CORRUPTION REPORT CENTERS
China, in an effort to keep officials responsible and honest, is setting up corruption report centers across the country. “The aim is to encourage ordinary people to supervise the work of government according to law, and to provide the public with a means of exposing abuses of power by government departments and officials,” explains the magazine China Reconstructs. “Anyone in the country, Chinese or foreign, can register a complaint.” The centers were found to be necessary because recent changes provided officials with opportunities for increased corruption and criminal activities. Complainants are informed of the outcome of the case, and their names kept secret to prevent revenge.

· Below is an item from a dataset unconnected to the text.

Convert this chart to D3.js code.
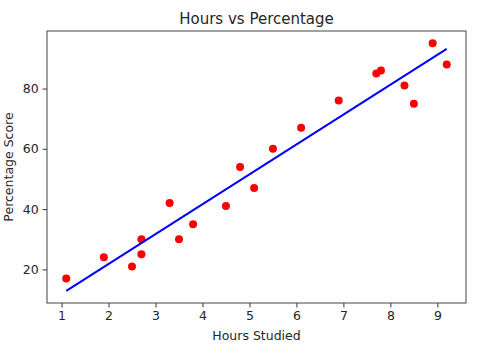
<!DOCTYPE html>
<html>
<head>
<meta charset="utf-8">
<script src="https://cdn.jsdelivr.net/npm/d3@7"></script>
<style>
  body { margin: 0; background: #fff; }
  text { font-family: "DejaVu Sans", sans-serif; fill: #262626; }
</style>
</head>
<body>
<div id="chart"></div>
<script>
// training points
const hours = [2.5, 5.1, 8.5, 3.5, 9.2, 5.5, 8.3, 2.7, 7.7, 4.5, 3.3, 1.1, 8.9, 1.9, 6.1, 2.7, 4.8, 3.8, 6.9, 7.8];
const scores = [21, 47, 75, 30, 88, 60, 81, 25, 85, 41, 42, 17, 95, 24, 67, 30, 54, 35, 76, 86];
// fitted line ends
const lineHours = [1.1, 9.2];
const lineScores = [12.9, 93.2];
const xTicks = [1, 2, 3, 4, 5, 6, 7, 8, 9];
const yTicks = [20, 40, 60, 80];

const width = 477, height = 354;
const margin = {top: 31, right: 11, bottom: 51, left: 47};

const svg = d3.select('#chart').append('svg')
    .attr('width', width)
    .attr('height', height);

const x = d3.scaleLinear()
    .domain([0.69, 9.61])
    .range([margin.left, width - margin.right]);
const y = d3.scaleLinear()
    .domain([8.85, 99.1])
    .range([height - margin.bottom, margin.top]);

// points
svg.selectAll('circle')
    .data(hours)
    .enter()
    .append('circle')
    .attr('cx', (d) => x(d))
    .attr('cy', (d, i) => y(scores[i]))
    .attr('r', 4)
    .attr('fill', 'red');

// regression line
const line = d3.line()
    .x((d) => x(d))
    .y((d, i) => y(lineScores[i]));
svg.append('path')
    .datum(lineHours)
    .attr('d', line)
    .attr('fill', 'none')
    .attr('stroke', 'blue')
    .attr('stroke-width', 2);

// axes
const xAxis = svg.append('g')
    .attr('transform', `translate(0,${height - margin.bottom})`)
    .call(d3.axisBottom(x).tickValues(xTicks).tickSize(4.4).tickPadding(4).tickSizeOuter(0));
const yAxis = svg.append('g')
    .attr('transform', `translate(${margin.left},0)`)
    .call(d3.axisLeft(y).tickValues(yTicks).tickSize(4.4).tickPadding(4).tickSizeOuter(0));
[xAxis, yAxis].forEach(a => {
    a.select('.domain').remove();
    a.selectAll('line').attr('stroke', '#333');
    a.selectAll('text').attr('font-size', 12.5).attr('fill', '#262626')
        .style('font-family', '"DejaVu Sans", sans-serif');
});

// frame
svg.append('rect')
    .attr('x', margin.left)
    .attr('y', margin.top)
    .attr('width', width - margin.left - margin.right)
    .attr('height', height - margin.top - margin.bottom)
    .attr('fill', 'none')
    .attr('stroke', '#444')
    .attr('stroke-width', 1);

// labels
svg.append('text')
    .attr('x', (margin.left + width - margin.right) / 2)
    .attr('y', 24)
    .attr('text-anchor', 'middle')
    .attr('font-size', 15)
    .text('Hours vs Percentage');
svg.append('text')
    .attr('x', (margin.left + width - margin.right) / 2)
    .attr('y', 340)
    .attr('text-anchor', 'middle')
    .attr('font-size', 12.5)
    .text('Hours Studied');
svg.append('text')
    .attr('transform', `translate(13,${(margin.top + height - margin.bottom) / 2}) rotate(-90)`)
    .attr('text-anchor', 'middle')
    .attr('font-size', 12.5)
    .text('Percentage Score');
</script>
</body>
</html>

Such centers were scheduled to be established in every county of the nation by the end of June.
CLOSER TO GOD?
St. Peter’s Basilica of Rome has long been the world’s largest “Christian” church building. Challenging it, with 272 Doric columns and a 7.4-acre [3 ha] marble tile esplanade, is Our Lady of Peace of Yamoussoukro, Côte d’Ivoire. The basilica alone is 623 feet [190 m] in length—about 20 feet [6 m] longer than St. Peter’s—with room for 8,000 to sit in air-conditioned comfort. Plans originally called for it to top St. Peter’s some 450-foot [137 m] height, with a cross rising almost 490 feet [149 m]. However, bowing to direction from Rome, the church “will be a little bit lower than the 137-meter-high Roman example,” notes the German newspaper Frankfurter Allgemeine Zeitung. Meanwhile, in Casablanca, Morocco, there rises what is claimed to be the world’s largest enclosed mosque, with a minaret rising over 500 feet [152 m] into the sky.